Kudos if you guessed Windows Phone--specifically the variety produced by Redmond's Nokia division. Okay, Nokia is still an independent company, at least on paper and for now. But its Q4 report showed, along with a $1.25 billion loss, the extent to which it is now functioning as Microsoft's de facto mobile manufacturing arm.

In a filing, Nokia revealed that Microsoft paid it $250 million last quarter to churn out Windows Phone devices like the Lumia 900, and that it expects to receive billions more in Windows Phone "platform support" payments. That makes the Lumia line the most expensive phone going, at least from the standpoint of Microsoft.

Microsoft's alliance with Nokia is essentially an OEM relationship, except in this case the OEM keeps all the money but for the paltry "minimum software royalty commitments", estimated by some analysts to be as low as $15 per device, that Nokia hands back to Microsoft.

Nokia said it "sold" 1 million Lumia devices in the quarter (in quotations because there is no easy way to tell how many units actually made it to consumers or are simply idling in channel inventories). That means every Windows Phone 7 device Nokia shipped in Q4 cost Microsoft $250, minus the royalty. That's for phones, like the Lumia 710, that can be bought for $50 or less with a standard carrier contract.

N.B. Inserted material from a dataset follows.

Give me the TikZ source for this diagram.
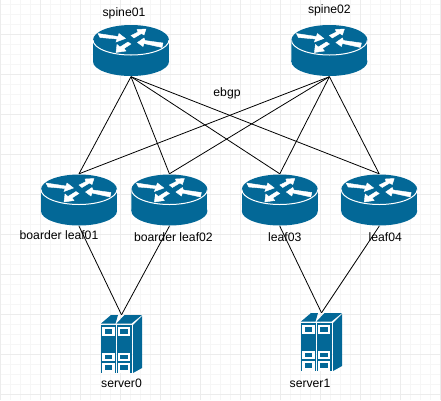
\documentclass[tikz,border=0pt]{standalone}
\usepackage{fontspec}
\setmainfont{Liberation Sans}
\usetikzlibrary{positioning}
\definecolor{netblue}{HTML}{036897}
\definecolor{gridminor}{HTML}{F6F6F6}
\definecolor{gridmajor}{HTML}{ECECEC}

\newcommand{\routericon}{
    \fill[netblue] (-38,-10.5) rectangle (38,11);
    \fill[netblue] (0,-10.5) ellipse [x radius=38pt, y radius=15pt];
    \fill[netblue] (0,11) ellipse [x radius=38pt, y radius=14.5pt];
    \draw[white, line width=1pt] (-38,-10.5) arc [start angle=180, end angle=360, x radius=38pt, y radius=15pt];
    \filldraw[white, line width=0.4pt] (-33,-17) -- (-13,-14) -- (-12,-17) -- (-5.5,-12) -- (-15,-8.5) -- (-14,-11.5) -- (-31,-13) -- cycle;
    \filldraw[white, line width=0.4pt] (0,-15) -- (7,-18.5) -- (6,-21) -- (15,-21.5) -- (13,-15.5) -- (10.5,-17) -- (3,-12.5) -- cycle;
    \filldraw[white, line width=0.4pt] (-3,-8.5) -- (0,-6.5) -- (-7,-2) -- (-5,0.5) -- (-15,2) -- (-14,-6) -- (-11,-3.5) -- cycle;
    \filldraw[white, line width=0.4pt] (32,-7.5) -- (31,-3) -- (13,-7) -- (12,-4) -- (6.5,-8) -- (13,-12.5) -- (14,-10) -- cycle;
}
\newcommand{\servericon}{
    \fill[netblue] (-20.5,-20.5) -- (-10.5,-29) -- (-3.5,-29) -- (-6,-20.5) -- cycle;
    \fill[netblue] (-5,-20.5) -- (3,-29) -- (20.5,-29) -- (10,-20.5) -- cycle;
    \fill[netblue] (11.5,-19) -- (20.5,-28) -- (20.5,24) -- (11.5,29) -- cycle;
    \foreach \c in {-20.5,-5} {
        \fill[netblue] (\c,-19.5) rectangle ++(15,48.5);
        \foreach \t/\b in {-17/-8, 9/17, 19/28.5} {
            \fill[white] (\c+1,\t) rectangle (\c+13.5,\b);
            \fill[netblue] (\c+3.5,\t+2.2) rectangle (\c+11,\b-2.2);
        }
    }
}

\begin{document}
\begin{tikzpicture}[
    x=1pt, y=-1pt,
    node distance=14pt,
    router/.style={
        minimum width=76pt,
        minimum height=52pt,
        inner sep=0pt,
        path picture={
            \begin{scope}[shift={(path picture bounding box.center)}]
                \routericon
            \end{scope}
        }
    },
    server/.style={
        minimum width=41pt,
        minimum height=58pt,
        inner sep=0pt,
        path picture={
            \begin{scope}[shift={(path picture bounding box.center)}]
                \servericon
            \end{scope}
        }
    },
    devlabel/.style={
        inner sep=0pt,
        text height=9pt,
        text depth=3pt,
        font=\fontsize{12.2pt}{12.2pt}\selectfont
    },
    link/.style={draw=black, line width=0.8pt}
]
\useasboundingbox (0,0) rectangle (441,400);

\foreach \gx in {0.5,10.5,...,440.5}
    \draw[gridminor, line width=1pt] (\gx,0) -- (\gx,400);
\foreach \gy in {4.5,14.5,...,394.5}
    \draw[gridminor, line width=1pt] (0,\gy) -- (441,\gy);
\foreach \gx in {0.5,40.5,...,440.5}
    \draw[gridmajor, line width=1pt] (\gx,0) -- (\gx,400);
\foreach \gy in {34.5,74.5,...,394.5}
    \draw[gridmajor, line width=1pt] (0,\gy) -- (441,\gy);

\node[router] (spine01) at (131,50.5) {};
\node[router, right=122pt of spine01] (spine02) {};
\node[router] (leaf01) at (79,200) {};
\node[router, right=of leaf01] (leaf02) {};
\node[router, right=34pt of leaf02] (leaf03) {};
\node[router, right=23pt of leaf03] (leaf04) {};
\node[server] (server0) at (121.5,344) {};
\node[server] (server1) at (321.5,342) {};

\foreach \spine in {spine01,spine02}
    \foreach \leaf in {leaf01,leaf02,leaf03,leaf04}
        \draw[link] (\spine.south) -- (\leaf.north);
\draw[link] (leaf01.south) -- (server0.north);
\draw[link] (leaf02.south) -- (server0.north);
\draw[link] (leaf03.south) -- (server1.north);
\draw[link] (leaf04.south) -- (server1.north);

\node[devlabel, above=5pt of spine01, xshift=-7pt] (spine01label) {spine01};
\node[devlabel, above=7.5pt of spine02] (spine02label) {spine02};
\node[devlabel] (ebgplabel) at (227,93.7) {ebgp};
\node[devlabel, below=4pt of leaf01, xshift=-20pt] (leaf01label) {boarder leaf01};
\node[devlabel, below=6pt of leaf02, xshift=4pt] (leaf02label) {boarder leaf02};
\node[devlabel, below=6pt of leaf03, xshift=5pt] (leaf03label) {leaf03};
\node[devlabel, below=6pt of leaf04, xshift=6pt] (leaf04label) {leaf04};
\node[devlabel, below=4.7pt of server0] (server0label) {server0};
\node[devlabel, below=7pt of server1, xshift=-11.5pt] (server1label) {server1};
\end{tikzpicture}
\end{document}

Ordinarily, this would be madness. Even a kid with a lemonade stand knows you're supposed to sell stuff for more than it costs to make. But these are not normal times at Redmond. Microsoft's willingness to extend what is basically a billion-dollar bribe to Nokia, still the world's biggest handset maker by volume, to ditch Symbian and use Windows Phone as its default OS shows how desperate the software maker is to get back into the mobile race, where it badly trails Apple and Google.

There's good reason for that desperation. Microsoft's ownership of the desktop allowed it to dominate the computer industry through much of the 1980s and '90s. But in the so-called aughts and beyond, study after study shows that mobile is becoming the new desktop--for everyone from consumers to knowledge workers.

And Microsoft's presence in mobile is miniscule. Gartner estimates that Windows' share of the U.S. market is just 1.5%. Google, meanwhile, has already got more than half of the market sewn up.

That's a huge problem that goes well beyond the fact that Microsoft is making little or no net revenue from its mobile OS. The real value of any mobile platform nowadays is that it's a gateway to where the real money will be made--the cloud. It is from mobile devices that more and more consumers and businesses access lucrative online services like search, social networking, e-commerce, and entertainment. That's why Windows Phone is designed to put Bing right in your face, where it must be to override most users' instinct to Google what they're looking for.

The cloud also is where advertisers and merchants want to be. Amazon is selling the Kindle Fire at a loss-leading $199 because the device is merely a portal that individuals use to buy Amazon goods and services.

Microsoft's ability to generate revenue from cloud services, the source of most of the tech industry's growth over the coming years, will be severely crimped if it can't drastically increase its presence on mobile clients, and that includes tablets as well as smartphones.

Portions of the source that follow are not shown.